The Concerns and Needs of Stakeholders in Phosphorus Management

The Concerns and Needs of Stakeholders in Phosphorus Management

A recent study has shed light on the concerns of stakeholders involved in phosphorus management. These stakeholders, representing various sectors such as industry, agriculture, environment, and policy, express significant worries about the long-term sustainability of existing systems. Policymakers and decision-makers face intricate challenges as they strive to ensure ongoing access to phosphorus, a finite and largely non-renewable resource. Phosphorus plays a crucial role in numerous industrial sectors, including fertilizer, agriculture, mining, food processing, and chemical manufacturing. However, its mismanagement also contributes to water quality issues such as the creation of oxygen-depleted “dead zones.”

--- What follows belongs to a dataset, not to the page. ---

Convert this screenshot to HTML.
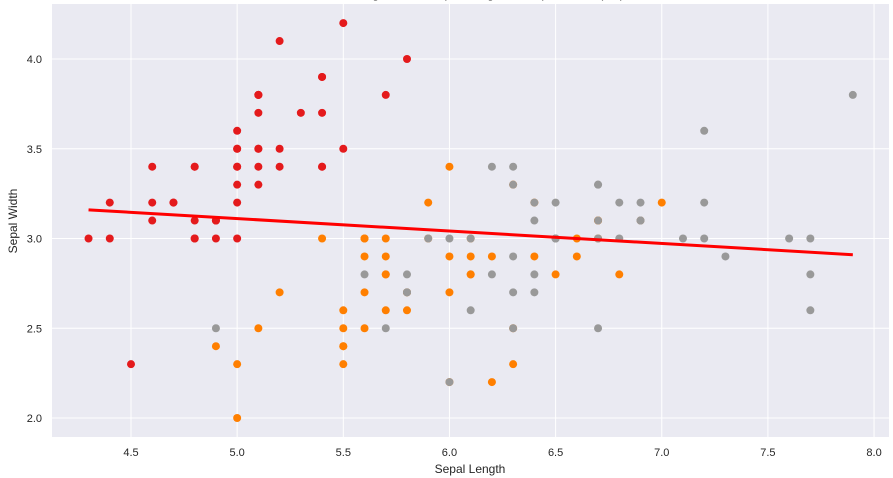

Khara Grieger, the corresponding author of the study, emphasizes the significance of phosphorus to multiple stakeholders. It is not only industries and policymakers who depend on phosphorus but also wastewater treatment facilities and environmental groups concerned about water quality. To ensure the sustainability of phosphorus resources, it is crucial to understand the needs, desires, and concerns of these stakeholders. Unfortunately, there has been limited effort to comprehend how these stakeholders perceive phosphorus sustainability or the challenges they face in establishing sustainable phosphorus systems.

To bridge this knowledge gap, researchers conducted a survey involving 96 stakeholders engaged in various aspects of phosphorus management, representing industry, environment, agriculture, and policy sectors. The survey aimed to understand their views and needs for achieving phosphorus sustainability. The results were published in the open-access journal Environment Systems and Decisions, providing valuable insights into the concerns and perspectives of phosphorus stakeholders.

Perceptions of Sustainability

The survey findings revealed that a significant portion of the participants (30.2%) considered current practices related to phosphorus mining, use, transport, recovery, recycling, or disposal as completely unsustainable. Another 45.8% perceived these practices as only slightly sustainable, indicating a concerning level of unsustainability. In contrast, only 4.2% regarded the practices as “very sustainable.” These findings underscore the widespread concerns regarding the sustainability of this critical resource.

Khara Grieger highlights two key takeaways from the survey results. Firstly, the majority of phosphorus stakeholders express genuine concerns about the sustainability of this critical resource. This reflects the complexity of the challenge ahead. Secondly, addressing these concerns and challenges does not have a simple solution. The needs and concerns of different stakeholder groups are highly diverse and context-specific. Thus, a comprehensive approach is necessary to tackle the multifaceted issues surrounding phosphorus sustainability.

When asked about the requirements for advancing phosphorus sustainability, the survey participants identified three main areas of focus. More than 50% of the respondents emphasized the need for new, improved, or different regulations, improved management practices and procedures, and new or enhanced technologies. These needs cut across various interest groups and align with the goals of the Science and Technologies for Phosphorus Sustainability (STEPS) Center. Co-directed by Khara Grieger and funded by the National Science Foundation, the center focuses on technological advancements and management practices in phosphorus sustainability. The survey results provide support for their work in these areas.

The study underscores the doubts surrounding the long-term sustainability of existing phosphorus management systems. It highlights the necessity of understanding the needs and concerns of stakeholders involved in phosphorus management. However, amidst the complexity and challenges, there is reason for optimism. By addressing the needs for improved regulations, management practices, and technologies, stakeholders can work together to ensure the long-term viability of phosphorus resources. This comprehensive and collaborative approach is essential to navigate the multifaceted landscape of phosphorus sustainability.